— Begin RECORD EXTRACTS —

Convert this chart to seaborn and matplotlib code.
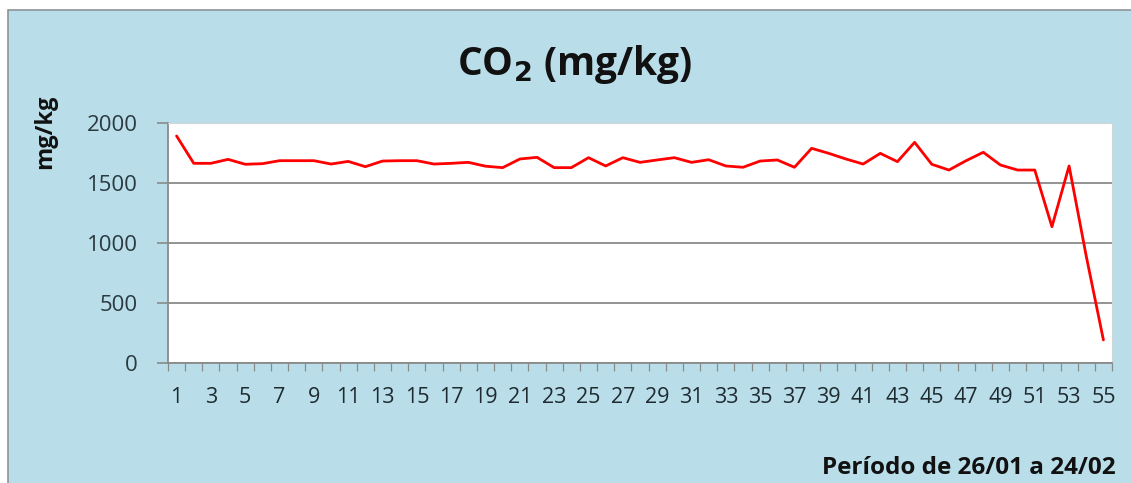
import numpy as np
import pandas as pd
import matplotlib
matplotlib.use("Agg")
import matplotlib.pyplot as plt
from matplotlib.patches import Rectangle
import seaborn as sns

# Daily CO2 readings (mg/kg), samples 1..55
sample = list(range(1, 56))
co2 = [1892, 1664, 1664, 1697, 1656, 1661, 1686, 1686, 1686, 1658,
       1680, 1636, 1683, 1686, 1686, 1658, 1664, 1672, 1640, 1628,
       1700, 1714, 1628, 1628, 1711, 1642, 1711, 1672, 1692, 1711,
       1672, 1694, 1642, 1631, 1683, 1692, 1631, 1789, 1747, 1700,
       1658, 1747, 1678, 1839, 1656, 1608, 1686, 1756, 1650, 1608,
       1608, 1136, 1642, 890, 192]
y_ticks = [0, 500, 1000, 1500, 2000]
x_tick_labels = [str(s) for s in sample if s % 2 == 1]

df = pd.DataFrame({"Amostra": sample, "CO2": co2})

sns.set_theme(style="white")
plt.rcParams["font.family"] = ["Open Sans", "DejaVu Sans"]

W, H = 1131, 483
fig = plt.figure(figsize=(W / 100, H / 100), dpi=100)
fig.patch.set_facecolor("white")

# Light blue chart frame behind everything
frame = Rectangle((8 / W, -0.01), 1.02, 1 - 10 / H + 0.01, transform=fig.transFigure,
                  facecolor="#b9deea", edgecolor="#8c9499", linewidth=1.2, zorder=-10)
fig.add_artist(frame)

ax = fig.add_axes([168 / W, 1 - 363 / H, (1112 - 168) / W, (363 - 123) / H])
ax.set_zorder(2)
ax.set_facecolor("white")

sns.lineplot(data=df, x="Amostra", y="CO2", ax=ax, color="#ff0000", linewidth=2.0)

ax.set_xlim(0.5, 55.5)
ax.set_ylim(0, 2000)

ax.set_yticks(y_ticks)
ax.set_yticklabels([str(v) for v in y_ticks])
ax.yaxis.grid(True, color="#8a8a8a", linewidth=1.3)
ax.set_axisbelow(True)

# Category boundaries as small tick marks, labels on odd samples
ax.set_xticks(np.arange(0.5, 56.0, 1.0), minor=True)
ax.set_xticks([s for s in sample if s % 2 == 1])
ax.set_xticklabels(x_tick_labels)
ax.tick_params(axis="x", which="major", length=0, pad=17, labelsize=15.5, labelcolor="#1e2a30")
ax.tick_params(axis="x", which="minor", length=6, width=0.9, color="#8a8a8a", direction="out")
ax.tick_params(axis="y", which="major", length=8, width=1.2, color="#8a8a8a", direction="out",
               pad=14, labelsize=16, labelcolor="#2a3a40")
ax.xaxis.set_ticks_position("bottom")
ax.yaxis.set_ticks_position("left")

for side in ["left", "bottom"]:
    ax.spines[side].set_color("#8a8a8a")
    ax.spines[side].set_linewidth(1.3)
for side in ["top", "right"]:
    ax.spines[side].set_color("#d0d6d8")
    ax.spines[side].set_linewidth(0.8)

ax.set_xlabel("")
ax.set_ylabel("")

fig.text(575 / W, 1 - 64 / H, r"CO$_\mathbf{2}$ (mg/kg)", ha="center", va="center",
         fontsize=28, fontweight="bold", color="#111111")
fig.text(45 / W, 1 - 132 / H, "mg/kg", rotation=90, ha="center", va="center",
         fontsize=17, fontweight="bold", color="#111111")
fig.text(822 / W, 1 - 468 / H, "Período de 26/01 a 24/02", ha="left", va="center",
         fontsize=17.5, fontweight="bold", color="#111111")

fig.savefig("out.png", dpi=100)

— End RECORD EXTRACTS —
— Begin RECORD EXTRACTS —

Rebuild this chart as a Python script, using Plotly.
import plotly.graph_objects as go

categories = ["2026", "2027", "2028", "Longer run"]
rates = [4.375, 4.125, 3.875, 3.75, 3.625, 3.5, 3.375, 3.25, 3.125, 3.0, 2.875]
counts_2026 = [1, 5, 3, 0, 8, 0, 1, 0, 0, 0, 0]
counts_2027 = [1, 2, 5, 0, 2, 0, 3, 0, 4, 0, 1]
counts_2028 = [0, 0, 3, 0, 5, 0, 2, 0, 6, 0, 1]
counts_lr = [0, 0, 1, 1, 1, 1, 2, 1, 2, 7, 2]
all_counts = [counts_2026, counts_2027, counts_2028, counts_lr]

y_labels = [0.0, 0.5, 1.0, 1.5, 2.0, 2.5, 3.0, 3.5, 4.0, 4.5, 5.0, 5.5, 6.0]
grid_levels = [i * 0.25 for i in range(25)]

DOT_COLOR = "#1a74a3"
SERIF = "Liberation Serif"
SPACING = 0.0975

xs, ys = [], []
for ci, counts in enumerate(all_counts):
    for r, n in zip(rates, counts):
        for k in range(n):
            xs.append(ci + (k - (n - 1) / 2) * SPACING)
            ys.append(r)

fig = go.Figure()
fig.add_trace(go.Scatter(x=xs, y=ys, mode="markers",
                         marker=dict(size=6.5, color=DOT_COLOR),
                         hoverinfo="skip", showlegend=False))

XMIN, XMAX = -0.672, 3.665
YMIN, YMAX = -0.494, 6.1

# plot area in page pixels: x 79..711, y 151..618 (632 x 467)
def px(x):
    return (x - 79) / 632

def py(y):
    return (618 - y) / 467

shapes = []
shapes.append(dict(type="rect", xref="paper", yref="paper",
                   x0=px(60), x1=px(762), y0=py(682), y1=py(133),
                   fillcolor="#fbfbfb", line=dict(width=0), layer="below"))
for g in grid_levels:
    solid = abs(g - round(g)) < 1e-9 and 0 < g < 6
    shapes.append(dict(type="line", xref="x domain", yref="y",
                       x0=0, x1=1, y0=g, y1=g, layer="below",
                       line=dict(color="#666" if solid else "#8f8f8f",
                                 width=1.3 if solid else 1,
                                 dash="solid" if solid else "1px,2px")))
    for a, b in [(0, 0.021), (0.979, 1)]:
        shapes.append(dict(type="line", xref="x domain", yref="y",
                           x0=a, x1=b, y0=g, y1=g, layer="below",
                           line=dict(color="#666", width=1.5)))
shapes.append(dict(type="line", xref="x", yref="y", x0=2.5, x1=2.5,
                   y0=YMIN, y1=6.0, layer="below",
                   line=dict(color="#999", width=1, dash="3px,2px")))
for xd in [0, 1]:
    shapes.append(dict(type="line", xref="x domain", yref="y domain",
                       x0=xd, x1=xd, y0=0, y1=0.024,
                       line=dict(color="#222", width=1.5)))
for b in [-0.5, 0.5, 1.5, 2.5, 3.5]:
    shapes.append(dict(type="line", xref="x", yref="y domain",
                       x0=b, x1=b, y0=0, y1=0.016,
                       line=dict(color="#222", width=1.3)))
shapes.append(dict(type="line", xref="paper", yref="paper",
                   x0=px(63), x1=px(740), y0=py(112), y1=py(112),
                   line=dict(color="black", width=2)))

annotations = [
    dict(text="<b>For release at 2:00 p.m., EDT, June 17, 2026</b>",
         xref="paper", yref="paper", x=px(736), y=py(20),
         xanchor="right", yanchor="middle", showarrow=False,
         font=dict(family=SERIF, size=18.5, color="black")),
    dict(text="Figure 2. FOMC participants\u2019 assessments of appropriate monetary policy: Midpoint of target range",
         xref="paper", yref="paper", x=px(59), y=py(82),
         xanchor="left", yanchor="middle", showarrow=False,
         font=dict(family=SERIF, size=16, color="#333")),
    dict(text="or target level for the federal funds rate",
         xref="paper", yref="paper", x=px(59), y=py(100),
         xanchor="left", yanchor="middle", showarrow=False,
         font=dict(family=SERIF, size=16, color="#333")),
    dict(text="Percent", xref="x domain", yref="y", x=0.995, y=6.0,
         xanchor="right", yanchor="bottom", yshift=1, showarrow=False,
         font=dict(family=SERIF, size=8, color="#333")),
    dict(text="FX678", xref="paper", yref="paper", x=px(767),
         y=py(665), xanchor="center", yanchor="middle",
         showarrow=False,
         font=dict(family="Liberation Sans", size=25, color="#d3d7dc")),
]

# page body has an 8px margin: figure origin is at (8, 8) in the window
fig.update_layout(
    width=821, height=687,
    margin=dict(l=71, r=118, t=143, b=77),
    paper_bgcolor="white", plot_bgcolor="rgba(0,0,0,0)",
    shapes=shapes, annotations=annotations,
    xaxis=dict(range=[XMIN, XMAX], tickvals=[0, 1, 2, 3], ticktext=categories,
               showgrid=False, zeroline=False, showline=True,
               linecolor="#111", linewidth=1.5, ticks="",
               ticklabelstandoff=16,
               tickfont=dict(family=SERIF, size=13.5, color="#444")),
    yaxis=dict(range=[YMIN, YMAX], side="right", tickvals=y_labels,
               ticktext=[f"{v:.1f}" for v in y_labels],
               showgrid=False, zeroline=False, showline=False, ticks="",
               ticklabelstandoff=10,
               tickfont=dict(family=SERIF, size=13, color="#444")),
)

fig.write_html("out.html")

— End RECORD EXTRACTS —

- WHAT IS ASKED -
Copy, from the material above, each line in which the string "this" occurs.

- ANSWER -
Convert this chart to seaborn and matplotlib code.
Rebuild this chart as a Python script, using Plotly.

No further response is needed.